## begin
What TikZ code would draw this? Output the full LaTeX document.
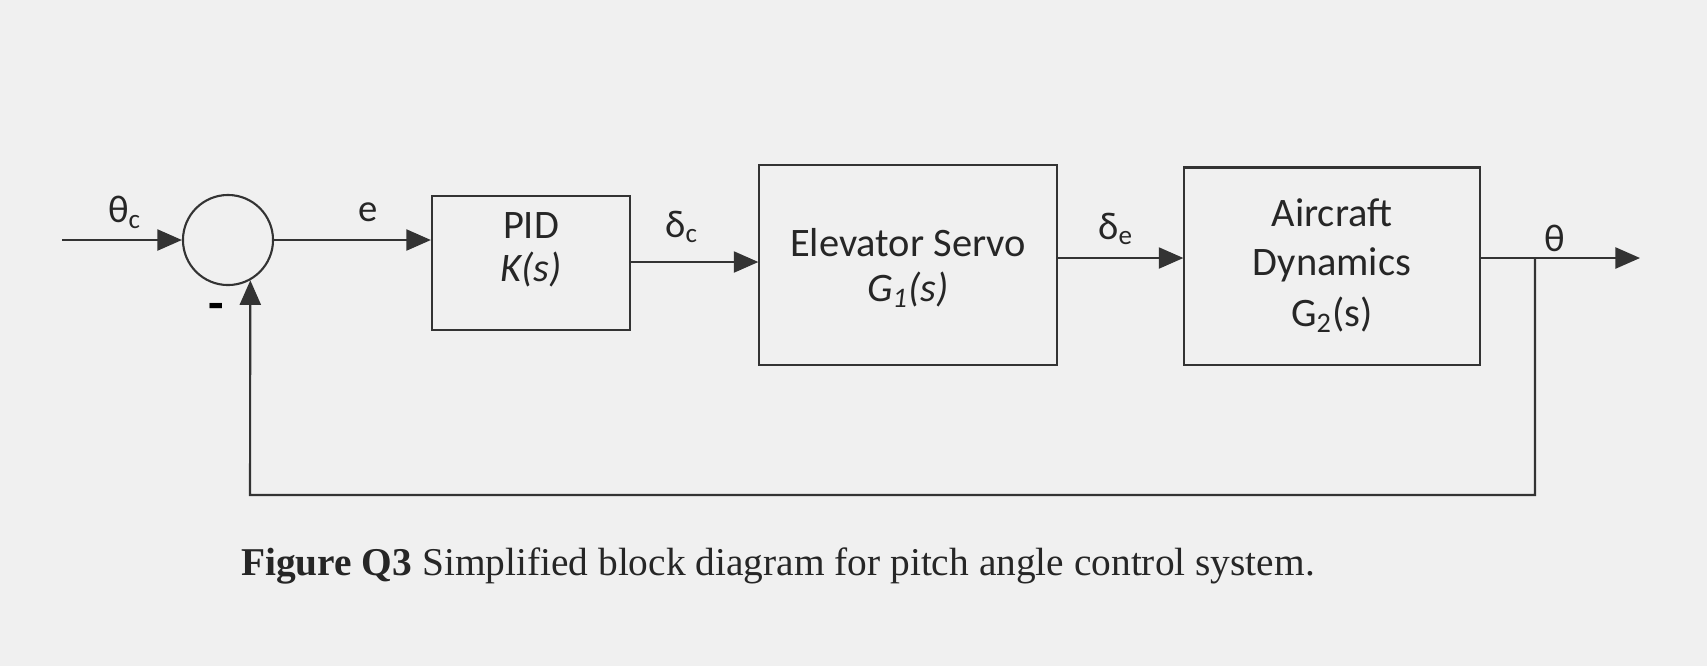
\documentclass[tikz,border=0pt]{standalone}
\usepackage{fontspec}
\setmainfont{Carlito}
\newfontfamily\capfont{Liberation Serif}
\usetikzlibrary{arrows.meta}
\begin{document}
\begin{tikzpicture}[x=0.01cm,y=-0.01cm,
  blk/.style={draw=black!80,line width=0.6pt,inner sep=0pt},
  sig/.style={draw=black!80,line width=0.6pt,-{Triangle[length=7pt,width=6pt]}},
  lbl/.style={font=\fontsize{11.5pt}{13pt}\selectfont,text=black!85},
  note/.style={font=\fontsize{11pt}{12pt}\selectfont,text=black!85}]
\fill[black!6] (0,0) rectangle (1707,666);
\useasboundingbox (0,0) rectangle (1707,666);
\coordinate (in) at (62,240);
\node[draw=black!80,line width=0.6pt,circle,minimum size=0.9cm,inner sep=0pt] (sum) at (228,240) {};
\node[blk,minimum width=1.98cm,minimum height=1.34cm] (pid) at (531,263) {};
\node[lbl] at (531,226) {PID};
\node[lbl] at (531,270) {\itshape K(s)};
\node[blk,minimum width=2.97cm,minimum height=2.0cm] (serv) at (908,265) {};
\node[lbl] at (908,243) {Elevator Servo};
\node[lbl] at (908,290) {\itshape G\textsubscript{1}(s)};
\node[blk,minimum width=2.95cm,minimum height=1.97cm] (air) at (1332,266) {};
\node[lbl] at (1332,213) {Aircraft};
\node[lbl] at (1332,265) {Dynamics};
\node[lbl] at (1332,315) {G\textsubscript{2}(s)};
\coordinate (out) at (1640,258);
\coordinate (tap) at (1535,258);
\draw[sig] (in) -- (sum.west);
\draw[sig] (sum.east) -- (pid.west |- sum.east);
\draw[sig] (pid.east |- 0,262) -- (serv.west |- 0,262);
\draw[sig] (serv.east |- 0,258) -- (air.west |- 0,258);
\draw[sig] (air.east |- out) -- (out);
\draw[sig] (tap) |- (250,495) -- (sum.-61);
\node[note] (l1) at (125,212) {θ\textsubscript{c}};
\node[note] (l2) at (368,212) {e};
\node[note] (l3) at (682,227) {δ\textsubscript{c}};
\node[note] (l4) at (1116,229) {δ\textsubscript{e}};
\node[note] (l5) at (1555,238) {θ};
\node[font=\bfseries\Large] (m) at (216,312) {-};
\node[font=\capfont\fontsize{11.2pt}{13pt}\selectfont,text=black!85] (cap) at (778,566) {\textbf{Figure Q3} Simplified block diagram for pitch angle control system.};
\end{tikzpicture}
\end{document}
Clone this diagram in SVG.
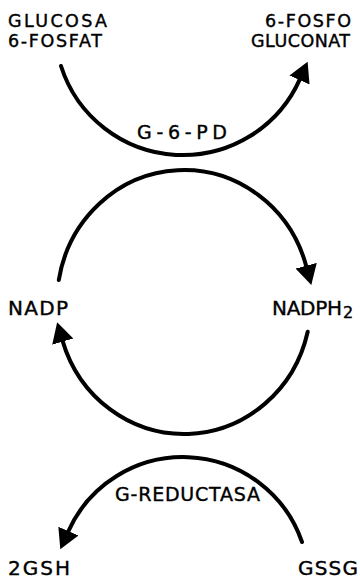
<svg xmlns="http://www.w3.org/2000/svg" width="360" height="579" viewBox="0 0 360 579">
<style>
.t{font-family:"DejaVu Sans","Liberation Sans",Arial,sans-serif;fill:#000;stroke:#000;stroke-width:0.4;}
.c{fill:none;stroke:#000;stroke-width:4;stroke-linecap:round;}
</style>
<defs>
<marker id="ah" markerUnits="userSpaceOnUse" viewBox="0 -12 22 24" markerWidth="22" markerHeight="24" refX="1" refY="0" orient="auto">
<path d="M0,-11 L20,0 L0,11 Z" fill="#000"/>
</marker>
</defs>
<rect width="360" height="579" fill="#fff"/>
<g id="connectors">
<path id="g6pd-arc" class="c" d="M61,66 A128,128 0 0 0 299.9,79.1" marker-end="url(#ah)"/>
<path id="nadp-to-nadph2" class="c" d="M58.8,280 A127,132 0 0 1 306.4,266.7" marker-end="url(#ah)"/>
<path id="nadph2-to-nadp" class="c" d="M307.7,331.7 A127,132 0 0 1 62.5,340.6" marker-end="url(#ah)"/>
<path id="gred-arc" class="c" d="M302,542 A125.8,125.8 0 0 0 68,532" marker-end="url(#ah)"/>
</g>
<g id="glucosa6fosfat">
<text class="t" font-size="17.5"><tspan x="8" y="27" textLength="99" lengthAdjust="spacing">GLUCOSA</tspan><tspan x="8" y="46.5" textLength="94" lengthAdjust="spacing">6-FOSFAT</tspan></text>
</g>
<g id="fosfogluconat">
<text class="t" font-size="17.5"><tspan x="265" y="27" textLength="86" lengthAdjust="spacing">6-FOSFO</tspan><tspan x="251" y="46.5" textLength="99" lengthAdjust="spacing">GLUCONAT</tspan></text>
</g>
<g id="g6pd">
<text class="t" x="137" y="138.5" font-size="19" textLength="90" lengthAdjust="spacing">G-6-PD</text>
</g>
<g id="nadp">
<text class="t" x="8" y="315" font-size="20" textLength="60" lengthAdjust="spacing">NADP</text>
</g>
<g id="nadph2">
<text class="t" x="272" y="314.5" font-size="20" textLength="70" lengthAdjust="spacing">NADPH</text>
<text class="t" x="343" y="318" font-size="16">2</text>
</g>
<g id="greductasa">
<text class="t" x="115" y="500.5" font-size="19" textLength="145" lengthAdjust="spacing">G-REDUCTASA</text>
</g>
<g id="gsh">
<text class="t" x="8" y="575" font-size="20" textLength="62" lengthAdjust="spacing">2GSH</text>
</g>
<g id="gssg">
<text class="t" x="298" y="575" font-size="20" textLength="60" lengthAdjust="spacing">GSSG</text>
</g>
</svg>
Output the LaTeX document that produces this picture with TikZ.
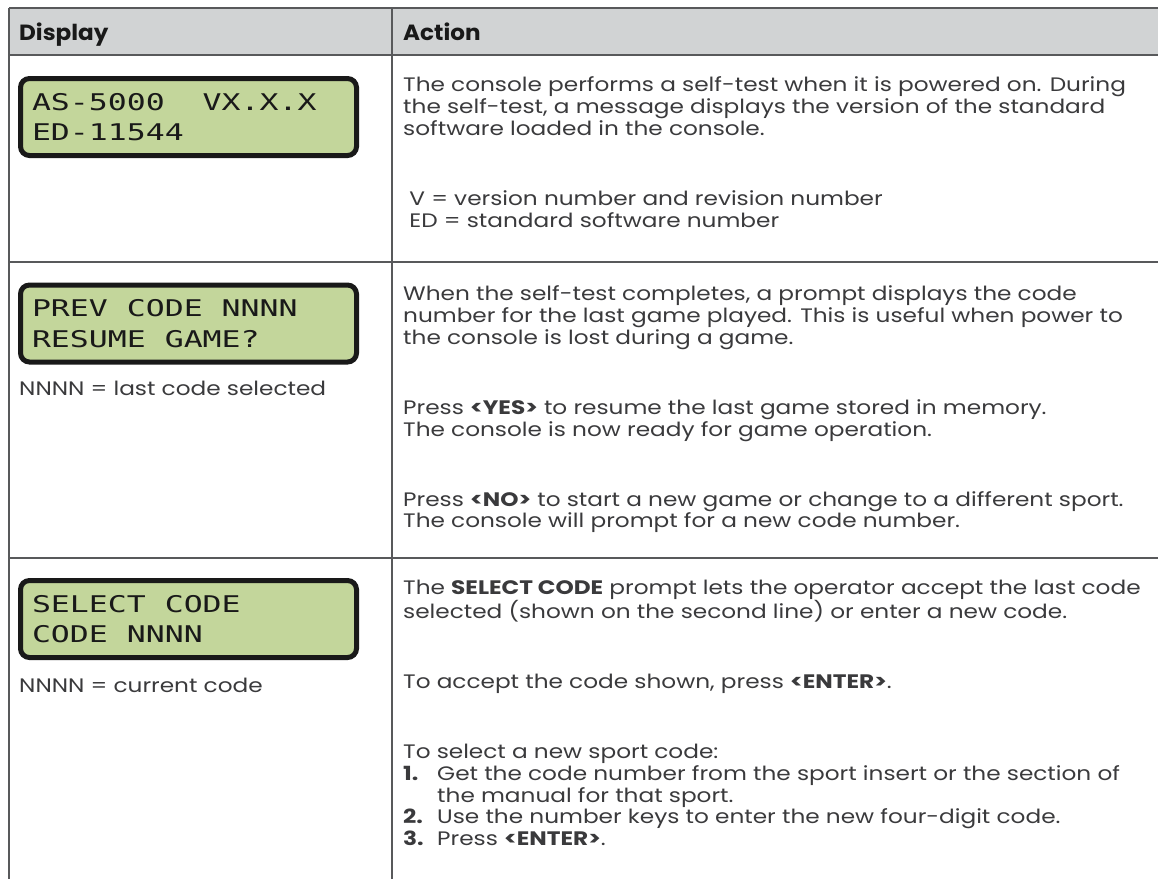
\documentclass[tikz,border=0pt]{standalone}
\usepackage{fontspec}
\setmainfont{Poppins}[FakeStretch=1.19]
\newfontfamily\headfont{Poppins}[FakeStretch=1.05]
\newfontfamily\lcdfont[FakeStretch=1.37]{DejaVu Sans Mono}
\usepackage{tikz}
\usetikzlibrary{positioning}
\definecolor{rulegray}{RGB}{88,89,91}
\definecolor{headgray}{RGB}{209,211,212}
\definecolor{lcdgreen}{RGB}{195,214,155}
\definecolor{inkgray}{RGB}{58,58,60}
\newcommand{\blankline}{\\[48.3pt]}
\newcommand{\stepno}[1]{\makebox[34pt][l]{\textbf{#1}}}
\tikzset{
  lcd/.style={draw=black!90,fill=lcdgreen,line width=5pt,rounded corners=9pt,
    minimum width=336pt,minimum height=77pt,inner xsep=11.5pt,text width=313pt,
    align=left,text=black!90,font=\lcdfont\fontsize{23}{30.5}\selectfont,
    execute at begin node={\spaceskip=\fontcharwd\font`0\relax}},
  body/.style={anchor=north west,inner sep=0pt,align=left,text=inkgray,
    font=\fontsize{19.5}{21.7}\selectfont,execute at begin node={\strut}},
  note/.style={anchor=base west,inner sep=0pt,text=inkgray,
    font=\fontsize{19.5}{21.7}\selectfont},
  head/.style={anchor=base west,inner sep=0pt,text=black!90,
    font=\headfont\fontsize{22}{24}\selectfont\bfseries},
  rule/.style={draw=rulegray,line width=1.5pt},
}

\begin{document}
\begin{tikzpicture}[x=1pt,y=-1pt]
  \useasboundingbox (0,0) rectangle (1158,879);

  % table frame
  \fill[headgray] (9,8) rectangle (1158,55);
  \draw[rule,line width=2pt] (9,8) -- (1158,8) (9,55) -- (1158,55);
  \draw[rule] (9,262) -- (1158,262) (9,558) -- (1158,558);
  \draw[rule] (9,8) -- (9,879) (392,8) -- (392,879);

  \node[head] (hdisp) at (19,40) {Display};
  \node[head] (hact) at (403,40) {Action};

  % displays
  \node[lcd] (boot) at (188.5,117) {AS-5000~ VX.X.X\\ED-11544};
  \node[lcd] (prev) at (188.5,323.5) {PREV CODE NNNN\\RESUME GAME?};
  \node[lcd] (sel) at (188.5,619) {SELECT CODE\\CODE NNNN};
  \node[note] (prevnote) at (19,395) {NNNN = last code selected};
  \node[note] (selnote) at (19,692) {NNNN = current code};

  % actions
  \node[body] (bootact) at (403,76.8) {The console performs a self-test when it is powered on. During\\
    the self-test, a message displays the version of the standard\\
    software loaded in the console.\blankline
    \ V = version number and revision number\\
    \ ED = standard software number};
  \node[body] (prevact) at (403,285.8) {When the self-test completes, a prompt displays the code\\
    number for the last game played. This is useful when power to\\
    the console is lost during a game.\blankline
    Press \textbf{<YES>} to resume the last game stored in memory.\\
    The console is now ready for game operation.\blankline
    Press \textbf{<NO>} to start a new game or change to a different sport.\\
    The console will prompt for a new code number.};
  \node[body] (selact) at (403,579.8) {The \textbf{SELECT CODE} prompt lets the operator accept the last code\\
    selected (shown on the second line) or enter a new code.\blankline
    To accept the code shown, press \textbf{<ENTER>}.\blankline
    To select a new sport code:\\
    \stepno{1.}Get the code number from the sport insert or the section of\\
    \hspace*{34pt}the manual for that sport.\\
    \stepno{2.}Use the number keys to enter the new four-digit code.\\
    \stepno{3.}Press \textbf{<ENTER>}.};
\end{tikzpicture}
\end{document}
## end
▶ **TO DO**: In the records above, find each line holding "diagram" and copy it.

▶ **SOLVED EXERCISE**:
\node[font=\capfont\fontsize{11.2pt}{13pt}\selectfont,text=black!85] (cap) at (778,566) {\textbf{Figure Q3} Simplified block diagram for pitch angle control system.};
Clone this diagram in SVG.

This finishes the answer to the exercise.